YOUR TASK
Copy all lines in which the word "matplotlib" can be found.

>> Begin GIVEN RECORDS

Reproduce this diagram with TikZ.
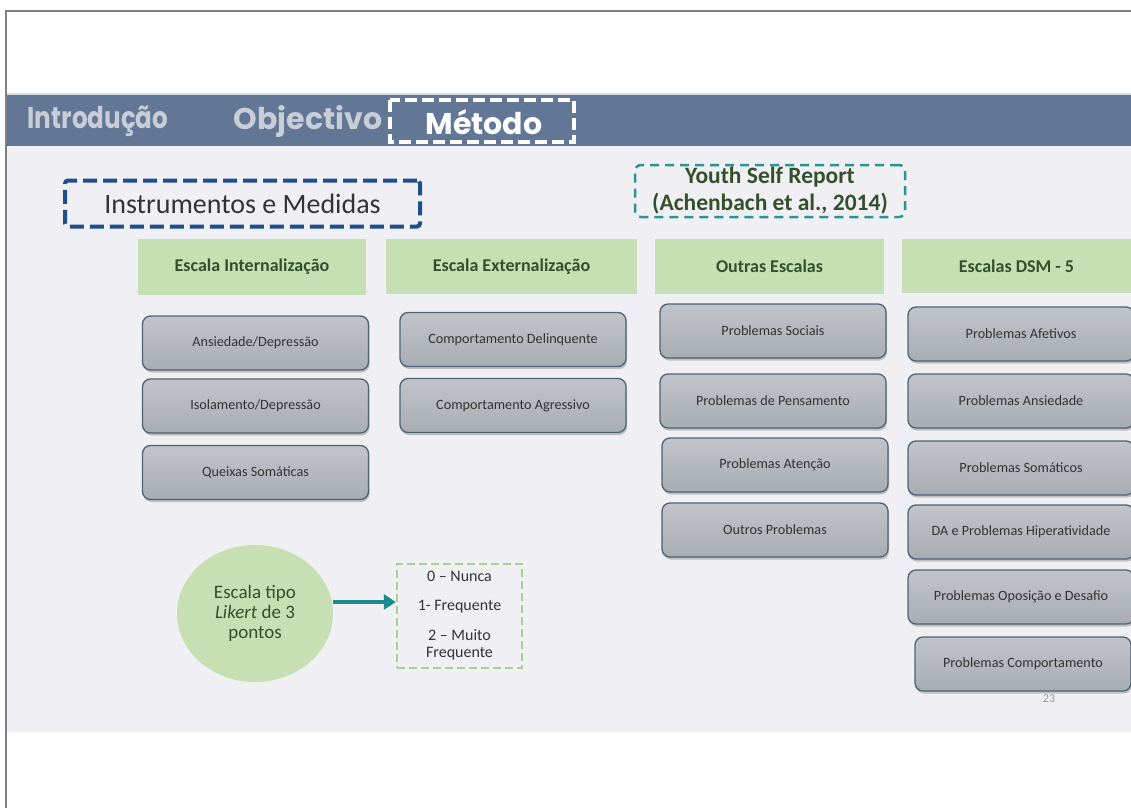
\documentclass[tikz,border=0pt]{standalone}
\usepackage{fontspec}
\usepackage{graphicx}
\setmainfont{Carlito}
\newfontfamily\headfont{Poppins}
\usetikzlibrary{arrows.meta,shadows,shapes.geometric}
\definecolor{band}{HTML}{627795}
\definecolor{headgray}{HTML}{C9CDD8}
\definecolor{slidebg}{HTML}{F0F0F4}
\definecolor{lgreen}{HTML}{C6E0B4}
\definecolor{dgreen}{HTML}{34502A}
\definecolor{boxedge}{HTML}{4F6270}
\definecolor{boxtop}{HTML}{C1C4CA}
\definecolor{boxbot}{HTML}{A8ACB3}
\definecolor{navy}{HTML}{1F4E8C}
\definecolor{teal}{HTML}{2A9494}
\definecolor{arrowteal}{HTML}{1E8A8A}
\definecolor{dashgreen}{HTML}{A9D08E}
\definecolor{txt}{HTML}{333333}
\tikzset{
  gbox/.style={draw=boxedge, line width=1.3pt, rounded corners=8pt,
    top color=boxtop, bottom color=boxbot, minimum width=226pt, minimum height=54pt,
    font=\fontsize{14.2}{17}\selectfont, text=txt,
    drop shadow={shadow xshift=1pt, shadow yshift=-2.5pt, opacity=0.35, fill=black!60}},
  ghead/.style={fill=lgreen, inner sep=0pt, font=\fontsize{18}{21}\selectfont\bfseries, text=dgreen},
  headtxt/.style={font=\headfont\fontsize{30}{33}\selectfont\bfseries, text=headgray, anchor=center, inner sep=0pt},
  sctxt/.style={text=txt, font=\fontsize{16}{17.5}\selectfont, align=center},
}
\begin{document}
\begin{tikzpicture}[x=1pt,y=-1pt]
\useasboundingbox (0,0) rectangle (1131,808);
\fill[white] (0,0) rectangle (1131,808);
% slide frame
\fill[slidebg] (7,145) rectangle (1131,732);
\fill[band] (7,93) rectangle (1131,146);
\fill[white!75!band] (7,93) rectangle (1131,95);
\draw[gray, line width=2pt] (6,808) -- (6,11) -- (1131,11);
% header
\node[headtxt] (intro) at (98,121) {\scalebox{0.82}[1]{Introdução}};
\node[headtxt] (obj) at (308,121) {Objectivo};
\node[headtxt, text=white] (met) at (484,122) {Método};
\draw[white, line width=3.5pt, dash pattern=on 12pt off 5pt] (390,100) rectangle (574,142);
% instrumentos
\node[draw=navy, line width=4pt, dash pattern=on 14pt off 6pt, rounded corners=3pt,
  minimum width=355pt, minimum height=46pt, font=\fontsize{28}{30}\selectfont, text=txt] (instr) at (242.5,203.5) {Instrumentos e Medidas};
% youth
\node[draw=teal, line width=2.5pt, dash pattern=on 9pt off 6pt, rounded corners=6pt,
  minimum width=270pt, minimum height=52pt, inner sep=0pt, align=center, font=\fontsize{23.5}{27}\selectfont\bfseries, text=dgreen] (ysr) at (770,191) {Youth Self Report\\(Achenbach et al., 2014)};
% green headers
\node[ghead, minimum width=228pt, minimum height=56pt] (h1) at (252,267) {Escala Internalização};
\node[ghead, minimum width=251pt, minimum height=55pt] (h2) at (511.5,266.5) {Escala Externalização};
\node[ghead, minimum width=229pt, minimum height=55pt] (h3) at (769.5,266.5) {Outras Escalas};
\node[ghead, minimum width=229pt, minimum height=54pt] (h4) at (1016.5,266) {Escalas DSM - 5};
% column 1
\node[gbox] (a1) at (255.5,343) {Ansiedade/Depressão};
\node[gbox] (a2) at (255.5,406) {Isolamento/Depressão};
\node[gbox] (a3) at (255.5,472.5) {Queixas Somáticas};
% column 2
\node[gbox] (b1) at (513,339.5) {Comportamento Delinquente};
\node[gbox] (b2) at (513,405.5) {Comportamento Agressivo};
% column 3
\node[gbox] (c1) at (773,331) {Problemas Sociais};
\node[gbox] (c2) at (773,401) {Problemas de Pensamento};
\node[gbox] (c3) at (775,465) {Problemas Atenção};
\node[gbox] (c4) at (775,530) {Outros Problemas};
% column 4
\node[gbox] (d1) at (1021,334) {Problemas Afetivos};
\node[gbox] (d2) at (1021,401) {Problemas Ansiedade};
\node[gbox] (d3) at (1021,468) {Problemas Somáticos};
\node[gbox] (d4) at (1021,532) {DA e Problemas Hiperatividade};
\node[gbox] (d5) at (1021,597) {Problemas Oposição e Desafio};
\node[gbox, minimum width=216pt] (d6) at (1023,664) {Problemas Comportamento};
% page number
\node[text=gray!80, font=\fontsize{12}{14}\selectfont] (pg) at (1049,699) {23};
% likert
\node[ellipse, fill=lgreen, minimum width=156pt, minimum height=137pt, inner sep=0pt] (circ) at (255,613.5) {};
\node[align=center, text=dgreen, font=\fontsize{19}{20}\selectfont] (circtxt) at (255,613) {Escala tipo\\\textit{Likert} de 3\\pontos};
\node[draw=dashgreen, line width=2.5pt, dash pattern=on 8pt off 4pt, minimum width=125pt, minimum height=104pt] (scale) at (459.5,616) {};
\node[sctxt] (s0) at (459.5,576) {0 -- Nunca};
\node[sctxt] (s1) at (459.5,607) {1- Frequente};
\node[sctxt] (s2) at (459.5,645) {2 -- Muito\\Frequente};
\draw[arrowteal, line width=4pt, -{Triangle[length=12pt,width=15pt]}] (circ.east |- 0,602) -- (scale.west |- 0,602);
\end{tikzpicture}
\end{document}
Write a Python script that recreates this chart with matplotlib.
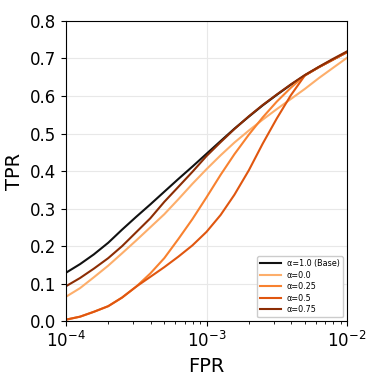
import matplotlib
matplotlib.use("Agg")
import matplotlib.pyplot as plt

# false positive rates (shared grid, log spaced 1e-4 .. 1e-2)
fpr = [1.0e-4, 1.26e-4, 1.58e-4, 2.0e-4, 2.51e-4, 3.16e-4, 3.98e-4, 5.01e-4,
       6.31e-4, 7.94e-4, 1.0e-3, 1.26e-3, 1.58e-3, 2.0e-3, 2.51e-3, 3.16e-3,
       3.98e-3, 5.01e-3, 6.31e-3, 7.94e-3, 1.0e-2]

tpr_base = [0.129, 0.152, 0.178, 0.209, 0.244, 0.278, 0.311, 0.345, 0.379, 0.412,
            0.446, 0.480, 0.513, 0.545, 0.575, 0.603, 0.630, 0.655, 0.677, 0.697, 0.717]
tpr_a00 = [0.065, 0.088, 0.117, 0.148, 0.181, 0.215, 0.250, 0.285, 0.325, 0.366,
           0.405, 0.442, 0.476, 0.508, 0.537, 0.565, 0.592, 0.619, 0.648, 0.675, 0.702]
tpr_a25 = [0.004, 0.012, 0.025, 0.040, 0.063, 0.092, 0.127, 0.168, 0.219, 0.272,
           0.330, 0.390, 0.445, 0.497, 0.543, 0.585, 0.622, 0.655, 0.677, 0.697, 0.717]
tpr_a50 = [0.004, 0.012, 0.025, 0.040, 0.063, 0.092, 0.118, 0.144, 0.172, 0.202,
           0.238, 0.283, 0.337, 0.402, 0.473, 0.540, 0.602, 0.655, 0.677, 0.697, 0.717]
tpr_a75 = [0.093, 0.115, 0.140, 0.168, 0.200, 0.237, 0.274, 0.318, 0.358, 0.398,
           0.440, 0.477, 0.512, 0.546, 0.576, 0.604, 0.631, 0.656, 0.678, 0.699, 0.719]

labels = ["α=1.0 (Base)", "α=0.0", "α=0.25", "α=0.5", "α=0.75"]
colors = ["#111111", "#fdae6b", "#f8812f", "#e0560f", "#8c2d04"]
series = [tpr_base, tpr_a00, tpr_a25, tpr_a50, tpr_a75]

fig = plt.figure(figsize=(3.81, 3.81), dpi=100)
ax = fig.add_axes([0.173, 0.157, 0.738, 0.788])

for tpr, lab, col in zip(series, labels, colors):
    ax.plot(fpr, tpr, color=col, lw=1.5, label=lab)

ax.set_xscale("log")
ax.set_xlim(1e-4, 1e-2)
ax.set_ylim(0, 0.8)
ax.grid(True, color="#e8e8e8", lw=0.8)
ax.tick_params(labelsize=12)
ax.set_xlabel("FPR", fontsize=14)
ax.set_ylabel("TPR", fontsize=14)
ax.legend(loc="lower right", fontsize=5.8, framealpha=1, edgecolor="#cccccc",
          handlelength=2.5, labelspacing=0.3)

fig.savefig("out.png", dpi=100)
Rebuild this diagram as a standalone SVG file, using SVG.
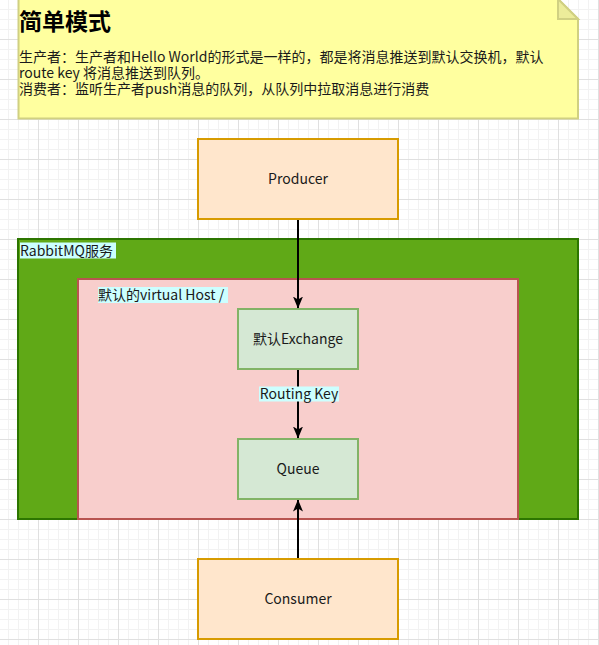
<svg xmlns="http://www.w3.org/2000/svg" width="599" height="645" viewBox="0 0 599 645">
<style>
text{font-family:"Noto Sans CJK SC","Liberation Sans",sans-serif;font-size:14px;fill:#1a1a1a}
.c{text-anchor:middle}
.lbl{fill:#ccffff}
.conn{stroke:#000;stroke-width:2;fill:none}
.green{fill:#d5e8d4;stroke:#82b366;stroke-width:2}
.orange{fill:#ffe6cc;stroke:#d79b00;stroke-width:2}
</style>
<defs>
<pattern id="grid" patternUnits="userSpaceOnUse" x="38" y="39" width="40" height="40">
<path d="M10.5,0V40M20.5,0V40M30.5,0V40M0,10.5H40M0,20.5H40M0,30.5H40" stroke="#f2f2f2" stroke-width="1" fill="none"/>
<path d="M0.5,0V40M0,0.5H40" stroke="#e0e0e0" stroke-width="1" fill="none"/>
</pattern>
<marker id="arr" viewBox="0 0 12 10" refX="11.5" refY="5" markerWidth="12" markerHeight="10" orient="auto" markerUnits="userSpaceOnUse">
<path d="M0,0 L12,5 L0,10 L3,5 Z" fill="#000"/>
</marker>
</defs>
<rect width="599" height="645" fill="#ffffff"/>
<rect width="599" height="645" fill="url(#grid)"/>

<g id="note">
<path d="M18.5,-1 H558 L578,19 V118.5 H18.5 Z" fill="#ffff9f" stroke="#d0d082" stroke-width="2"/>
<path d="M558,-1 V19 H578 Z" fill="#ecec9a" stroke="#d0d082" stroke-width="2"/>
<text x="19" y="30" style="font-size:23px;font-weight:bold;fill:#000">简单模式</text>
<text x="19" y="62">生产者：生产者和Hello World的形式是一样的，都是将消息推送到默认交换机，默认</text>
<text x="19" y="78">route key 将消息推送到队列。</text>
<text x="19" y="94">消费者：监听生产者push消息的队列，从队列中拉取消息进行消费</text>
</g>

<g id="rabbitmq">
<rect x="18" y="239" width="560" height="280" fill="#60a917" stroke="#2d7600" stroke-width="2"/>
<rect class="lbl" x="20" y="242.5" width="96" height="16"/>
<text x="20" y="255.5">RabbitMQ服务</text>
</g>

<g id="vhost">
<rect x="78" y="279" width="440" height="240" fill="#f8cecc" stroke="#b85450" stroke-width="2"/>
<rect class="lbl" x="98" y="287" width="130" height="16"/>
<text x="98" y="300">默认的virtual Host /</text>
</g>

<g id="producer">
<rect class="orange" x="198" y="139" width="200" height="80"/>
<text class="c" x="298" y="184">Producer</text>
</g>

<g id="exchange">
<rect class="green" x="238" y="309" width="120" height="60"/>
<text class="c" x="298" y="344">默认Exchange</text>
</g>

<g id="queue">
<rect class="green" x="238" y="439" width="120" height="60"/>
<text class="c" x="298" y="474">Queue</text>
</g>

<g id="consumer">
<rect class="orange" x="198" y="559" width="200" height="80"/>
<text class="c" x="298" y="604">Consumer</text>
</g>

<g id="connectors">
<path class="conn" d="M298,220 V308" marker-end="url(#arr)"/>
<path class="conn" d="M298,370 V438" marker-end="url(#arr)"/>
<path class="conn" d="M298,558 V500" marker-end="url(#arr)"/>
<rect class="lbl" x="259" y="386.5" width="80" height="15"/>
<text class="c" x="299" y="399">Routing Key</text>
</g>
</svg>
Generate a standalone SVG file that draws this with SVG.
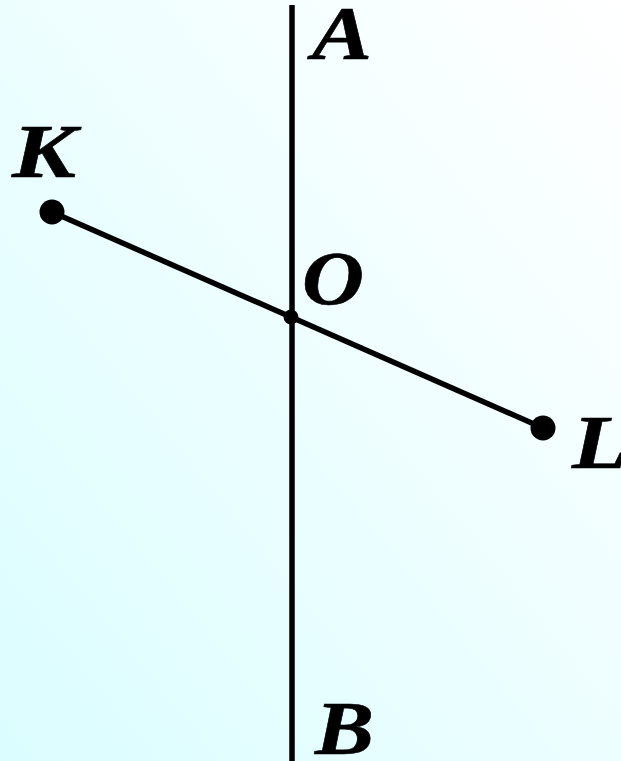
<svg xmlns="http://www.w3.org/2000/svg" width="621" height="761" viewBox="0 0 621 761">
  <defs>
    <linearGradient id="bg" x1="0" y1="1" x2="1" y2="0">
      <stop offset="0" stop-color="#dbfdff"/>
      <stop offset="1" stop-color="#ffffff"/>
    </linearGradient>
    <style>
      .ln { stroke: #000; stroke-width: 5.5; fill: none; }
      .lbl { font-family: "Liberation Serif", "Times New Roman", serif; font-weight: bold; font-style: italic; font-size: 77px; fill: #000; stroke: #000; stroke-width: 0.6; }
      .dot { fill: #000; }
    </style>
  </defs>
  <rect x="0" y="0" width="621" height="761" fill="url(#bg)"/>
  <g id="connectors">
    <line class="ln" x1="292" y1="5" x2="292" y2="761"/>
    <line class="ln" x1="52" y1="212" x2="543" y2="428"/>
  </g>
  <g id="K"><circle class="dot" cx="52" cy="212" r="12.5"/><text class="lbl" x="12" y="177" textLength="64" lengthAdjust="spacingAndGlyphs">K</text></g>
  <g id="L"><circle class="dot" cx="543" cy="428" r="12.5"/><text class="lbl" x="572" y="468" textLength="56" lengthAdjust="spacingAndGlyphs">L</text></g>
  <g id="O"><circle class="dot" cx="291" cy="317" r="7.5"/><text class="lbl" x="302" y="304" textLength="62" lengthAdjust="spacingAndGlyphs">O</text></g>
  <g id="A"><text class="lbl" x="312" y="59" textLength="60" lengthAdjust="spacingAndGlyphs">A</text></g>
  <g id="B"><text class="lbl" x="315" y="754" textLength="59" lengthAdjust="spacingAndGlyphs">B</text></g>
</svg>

>> End GIVEN RECORDS

FINISHED TASK
Write a Python script that recreates this chart with matplotlib.
import matplotlib
matplotlib.use("Agg")
import matplotlib.pyplot as plt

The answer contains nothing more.